-- START --

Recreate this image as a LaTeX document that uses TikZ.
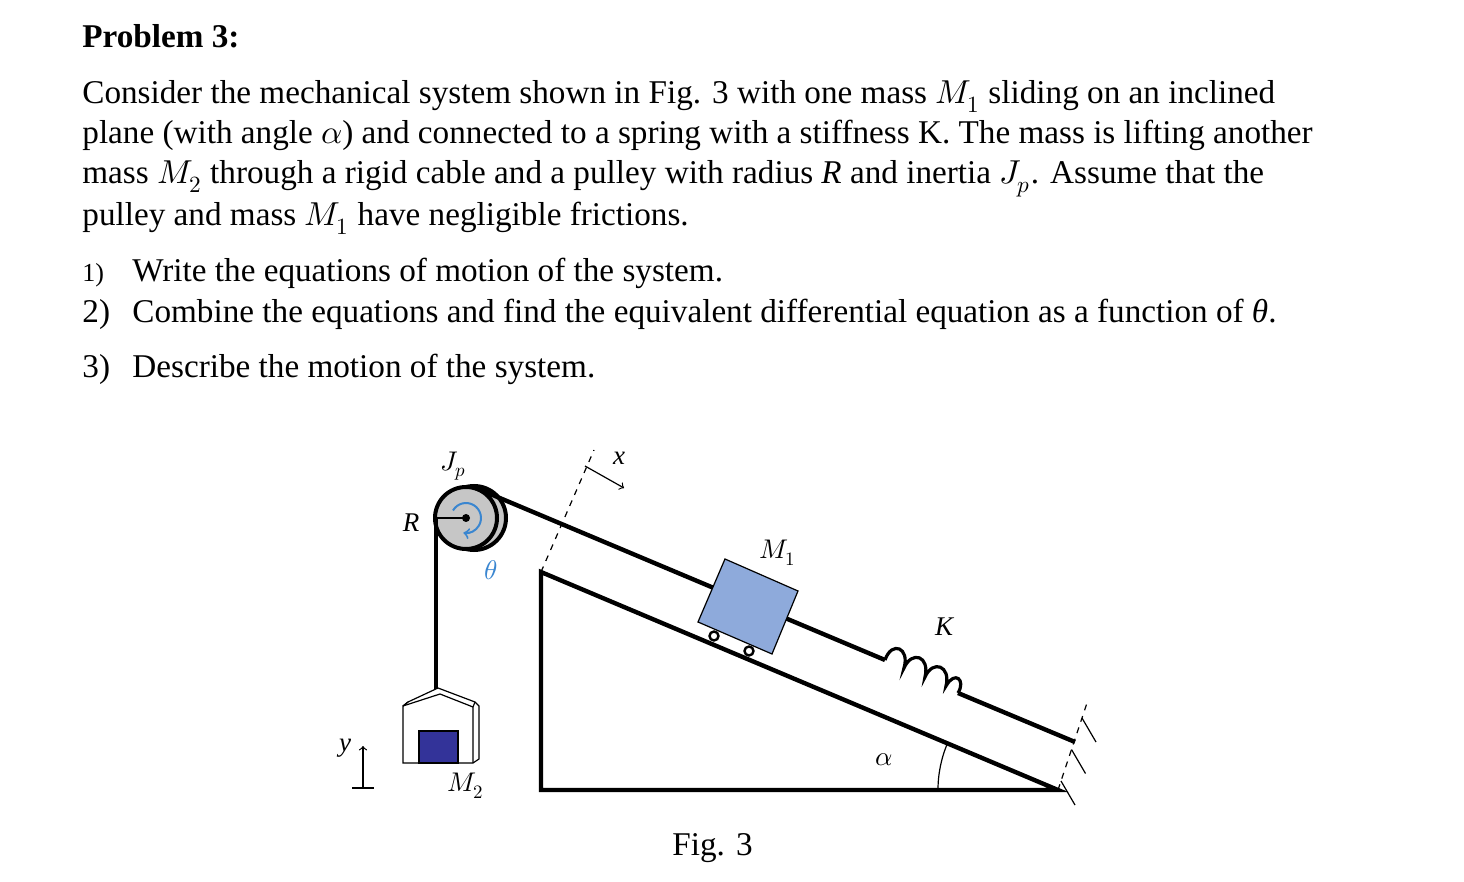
\documentclass[tikz,border=0pt]{standalone}
\usepackage{fontspec}
\setmainfont{Liberation Serif}
\usepackage{amsmath}
\usepackage{unicode-math}
\setmathfont{Latin Modern Math}
\usetikzlibrary{calc}
\definecolor{mblue}{HTML}{8EAADB}
\definecolor{dblue}{HTML}{333399}
\definecolor{tblue}{HTML}{3A86D0}
\begin{document}
\begin{tikzpicture}[x=0.5pt,y=-0.5pt,
  txt/.style={anchor=base west,inner sep=0,font=\fontsize{16.6}{18}\selectfont},
  lab/.style={inner sep=0,font=\fontsize{13.5}{14}\selectfont\itshape},
  thick line/.style={line width=2.2pt},
  thin line/.style={line width=0.6pt}]
\useasboundingbox (0,0) rectangle (1464,882);
% text
\node[txt] (t0) at (82,48) {\textbf{Problem 3:}};
\node[txt] (t1) at (82,104) {Consider the mechanical system shown in Fig. 3 with one mass $M_1$ sliding on an inclined};
\node[txt] (t2) at (82,144) {plane (with angle $\alpha$) and connected to a spring with a stiffness K. The mass is lifting another};
\node[txt] (t3) at (82,184) {mass $M_2$ through a rigid cable and a pulley with radius \textit{R} and inertia $J_p$. Assume that the};
\node[txt] (t4) at (82,226) {pulley and mass $M_1$ have negligible frictions.};
\node[txt,font=\fontsize{13}{14}\selectfont] (n1) at (82,282) {1)};
\node[txt] (l1) at (132,282) {Write the equations of motion of the system.};
\node[txt] (n2) at (82,323) {2)};
\node[txt] (l2) at (132,323) {Combine the equations and find the equivalent differential equation as a function of \textit{θ}.};
\node[txt] (n3) at (82,378) {3)};
\node[txt] (l3) at (132,378) {Describe the motion of the system.};
\node[txt] (fig) at (672,855) {Fig. 3};

% incline
\coordinate (top) at (541,572);
\coordinate (bl) at (541,790);
\coordinate (br) at (1058,790);
\draw[line width=2.2pt,line join=miter] (top) -- (bl) -- (br) -- cycle;
\draw[thin line] (br) ++(-120,0) arc[start angle=180,end angle=202.9,radius=120];
\node[lab] (al) at (884,760) {$\alpha$};
% dashed references
\coordinate (dtop) at (594,450);
\draw[thin line,dashed] (top) -- (dtop);
\coordinate (xa) at (585,466);
\coordinate (xb) at (624,488);
\draw[thin line,->] (xa) -- (xb);
\node[lab] (xl) at (619,458) {x};
\coordinate (rd) at (1088,700);
\draw[thin line,dashed] (br) -- (rd);
\foreach \t in {0.1,0.45,0.8}{
  \draw[thin line] ($(br)!\t!(rd)$) -- ++(14,24);
}
% pulley
\coordinate (pc) at (466,518);
\fill[gray!45] (474,518) circle (32);
\draw[line width=2pt] (474,518) circle (32);
\fill[gray!45] (pc) circle (31);
\draw[line width=2pt] (pc) circle (31);
\draw[thin line] (pc) -- (436,518);
\fill (pc) circle (4);
\draw[tblue,line width=1pt,->] (pc) ++(-150:15) arc[start angle=-150,end angle=100,radius=15];
\node[lab] (jp) at (453,466) {$J_p$};
\node[lab] (rl) at (411,523) {R};
\node[lab,text=tblue] (th) at (491,570) {$\theta$};
% cables
\coordinate (ct) at (476,488);
\coordinate (cend) at (1075,742);
\coordinate (spa) at (885,660);
\coordinate (spb) at (958,693);
\draw[thick line] (ct) -- (spa);
\draw[thick line] (spb) -- (cend);
\draw[line width=1.6pt] (spa) .. controls (892,640) and (910,648) .. (904,668)
  .. controls (912,650) and (930,656) .. (925,677)
  .. controls (933,659) and (951,666) .. (946,686)
  .. controls (955,670) and (966,680) .. (958,693);
\draw[thick line] (436,518) -- (436,690);
% M1
\draw[thin line,fill=mblue] (698,622) -- (725,559) -- (798,591) -- (772,654) -- cycle;
\draw[line width=1.2pt] (714,636) circle (4.5);
\draw[line width=1.2pt] (749,651) circle (4.5);
\node[lab] (m1) at (778,553) {$M_1$};
\node[lab] (kl) at (944,627) {K};
% M2 house
\draw[thin line,fill=white] (438,688) -- (475,702) -- (479,706) -- (479,759) -- (473,763) -- (403,763) -- (403,706) -- (408,702) -- cycle;
\draw[thin line] (403,706) -- (440,694) -- (473,707) -- (473,763);
\draw[thin line] (408,702) -- (403,706);
\draw[thin line] (475,702) -- (473,707);
\fill[dblue] (419,731) rectangle (458,763);
\draw[thin line] (419,731) rectangle (458,763);
\node[lab] (m2) at (466,786) {$M_2$};
% y arrow
\draw[thin line,->] (363,788) -- (363,746);
\draw[thin line] (352,788) -- (374,788);
\node[lab] (yl) at (345,748) {y};
\end{tikzpicture}
\end{document}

-- END --

#### [Required task]
Search the data for the word "that" and copy each line where it appears.

#### [Complete response]
Recreate this image as a LaTeX document that uses TikZ.
\node[txt] (t3) at (82,184) {mass $M_2$ through a rigid cable and a pulley with radius \textit{R} and inertia $J_p$. Assume that the};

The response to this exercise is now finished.